The 4 Most Important Difference Formulas in Excel

  • Signed difference: =B2-A2 tells you direction and magnitude.
  • Absolute difference: =ABS(B2-A2) gives magnitude only, no sign.
  • Percent change: =(B2-A2)/A2 compares growth or decline against a baseline.
  • Percent difference: =ABS(B2-A2)/AVERAGE(A2,B2) compares two values symmetrically.

Practical rule: if one value is clearly the starting point, use percent change. If both values are peer measurements with no baseline, use percent difference.

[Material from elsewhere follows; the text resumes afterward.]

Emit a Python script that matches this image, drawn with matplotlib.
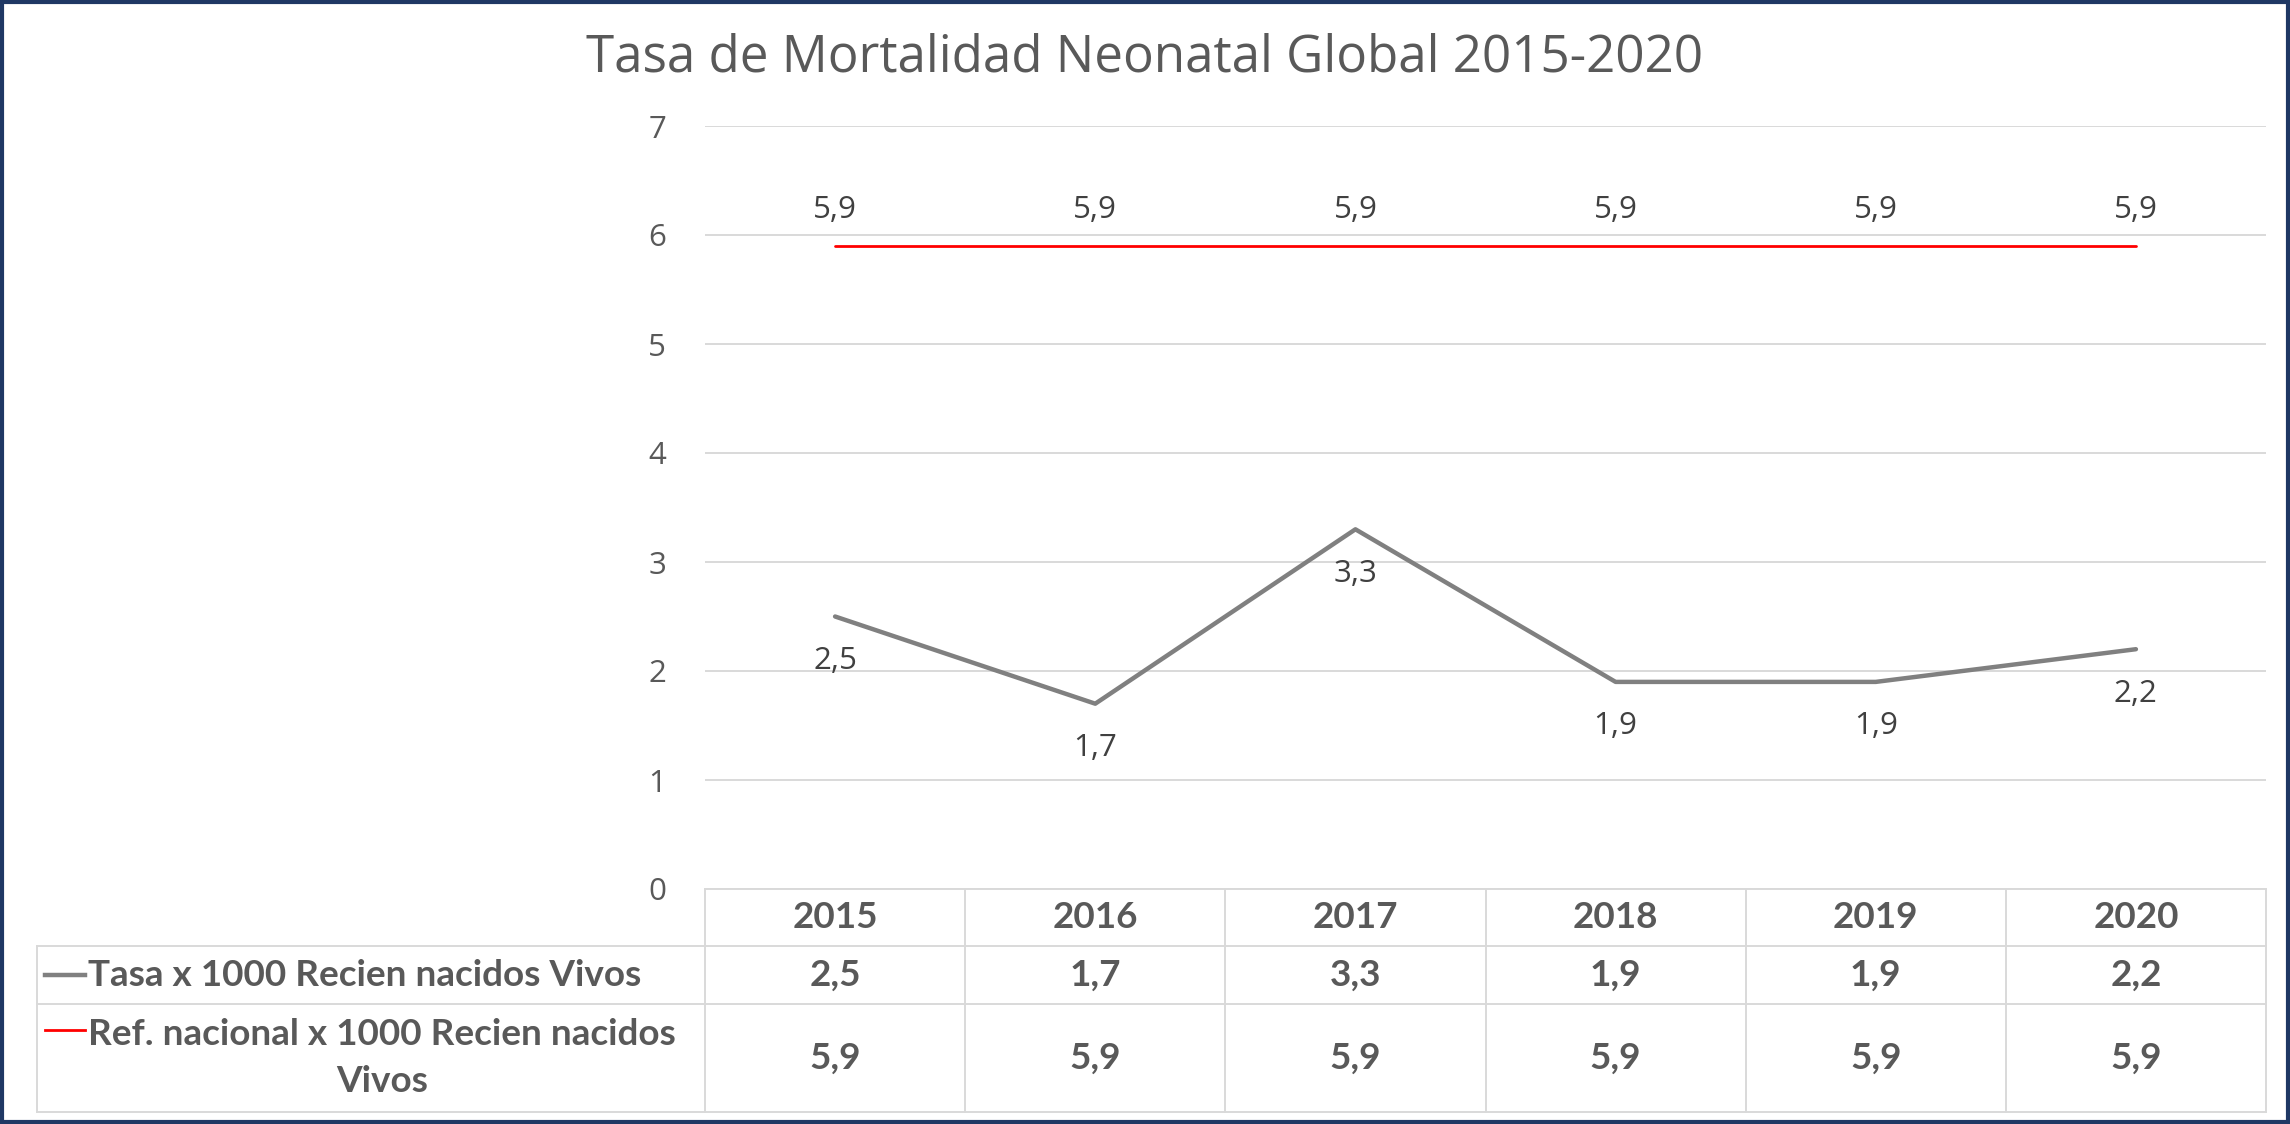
import matplotlib.pyplot as plt
from matplotlib.patches import Rectangle

years = ["2015", "2016", "2017", "2018", "2019", "2020"]
tasa = [2.5, 1.7, 3.3, 1.9, 1.9, 2.2]
ref_nacional = [5.9, 5.9, 5.9, 5.9, 5.9, 5.9]
serie_tasa = "Tasa x 1000 Recien nacidos Vivos"
serie_ref = "Ref. nacional x 1000 Recien nacidos\nVivos"
titulo = "Tasa de Mortalidad Neonatal Global 2015-2020"

gris = "#808080"
rojo = "#ff0000"
texto = "#595959"
rejilla = "#d9d9d9"

fig = plt.figure(figsize=(22.9, 11.24), dpi=100)
ax = fig.add_axes([705 / 2290, 235 / 1124, 1561 / 2290, 763 / 1124])

x = list(range(len(years)))
ax.plot(x, tasa, color=gris, lw=3.2, solid_capstyle="round", zorder=3)
ax.plot(x, ref_nacional, color=rojo, lw=2.0, solid_capstyle="round", zorder=3)

for xi, v in zip(x, tasa):
    ax.annotate(f"{v:.1f}".replace(".", ","), (xi, v), xytext=(0, -32),
                textcoords="offset points", ha="center", va="center",
                fontsize=22.5, color="#404040", family="Open Sans")
for xi, v in zip(x, ref_nacional):
    ax.annotate(f"{v:.1f}".replace(".", ","), (xi, v), xytext=(0, 26),
                textcoords="offset points", ha="center", va="center",
                fontsize=22.5, color="#404040", family="Open Sans")

ax.set_xlim(-0.5, len(years) - 0.5)
ax.set_ylim(0, 7)
ax.set_yticks(range(0, 8))
ax.set_xticks([])
ax.grid(axis="y", color=rejilla, lw=1.4)
ax.set_axisbelow(True)
for s in ax.spines.values():
    s.set_visible(False)
ax.tick_params(axis="y", length=0, pad=28, labelsize=22.5, labelcolor=texto)
for lab in ax.get_yticklabels():
    lab.set_family("Open Sans")

fig.text(1145 / 2290, 1 - 58 / 1124, titulo, ha="center", va="center",
         fontsize=36.8, color=texto, family="Open Sans")

# data table below the plot
tr = ax.transAxes
h = 763.0
y_rows = [0, -57 / h, -115 / h, -223 / h]
x_left = (37 - 705) / 1561
n = len(years)
lk = dict(color=rejilla, lw=1.4, transform=tr, clip_on=False)
ax.plot([0, 1], [y_rows[0], y_rows[0]], **lk)
for yr in y_rows[1:]:
    ax.plot([x_left, 1], [yr, yr], **lk)
for i in range(n + 1):
    ax.plot([i / n, i / n], [y_rows[0], y_rows[3]], **lk)
ax.plot([x_left, x_left], [y_rows[1], y_rows[3]], **lk)

tk = dict(ha="center", va="center", fontsize=26.6, color=texto,
          fontweight="bold", family="Lato", transform=tr, clip_on=False)
for i, yr in enumerate(years):
    cx = (i + 0.5) / n
    ax.text(cx, (y_rows[0] + y_rows[1]) / 2, yr, **tk)
    ax.text(cx, (y_rows[1] + y_rows[2]) / 2, f"{tasa[i]:.1f}".replace(".", ","), **tk)
    ax.text(cx, (y_rows[2] + y_rows[3]) / 2, f"{ref_nacional[i]:.1f}".replace(".", ","), **tk)

ym1 = (y_rows[1] + y_rows[2]) / 2
ym2 = (y_rows[2] + y_rows[3]) / 2
ax.plot([(45 - 705) / 1561, (85 - 705) / 1561], [ym1, ym1], color=gris, lw=3.2,
        transform=tr, clip_on=False)
ax.plot([(45 - 705) / 1561, (85 - 705) / 1561], [ym2 + 28 / h, ym2 + 28 / h],
        color=rojo, lw=2.0, transform=tr, clip_on=False)
ax.text((88 - 705) / 1561, ym1, serie_tasa, **{**tk, "ha": "left"})
ax.text((88 - 705) / 1561, ym2, serie_ref, multialignment="center", linespacing=1.5,
        **{**tk, "ha": "left"})

fig.patches.append(Rectangle((0.001, 0.002), 0.998, 0.996, transform=fig.transFigure,
                             fill=False, edgecolor="#1f3864", lw=3))

fig.savefig("out.png", dpi=100, facecolor="white")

Step by Step: Build a Reliable Difference Calculation Sheet

  1. Put baseline values in column A and comparison values in column B.
  2. In column C, compute signed difference with =B2-A2.
  3. In column D, compute absolute difference with =ABS(B2-A2).
  4. In column E, compute percent change with =IFERROR((B2-A2)/A2,"").
  5. Format column E as Percentage with your preferred decimal places.
  6. Use conditional formatting to highlight positive and negative changes.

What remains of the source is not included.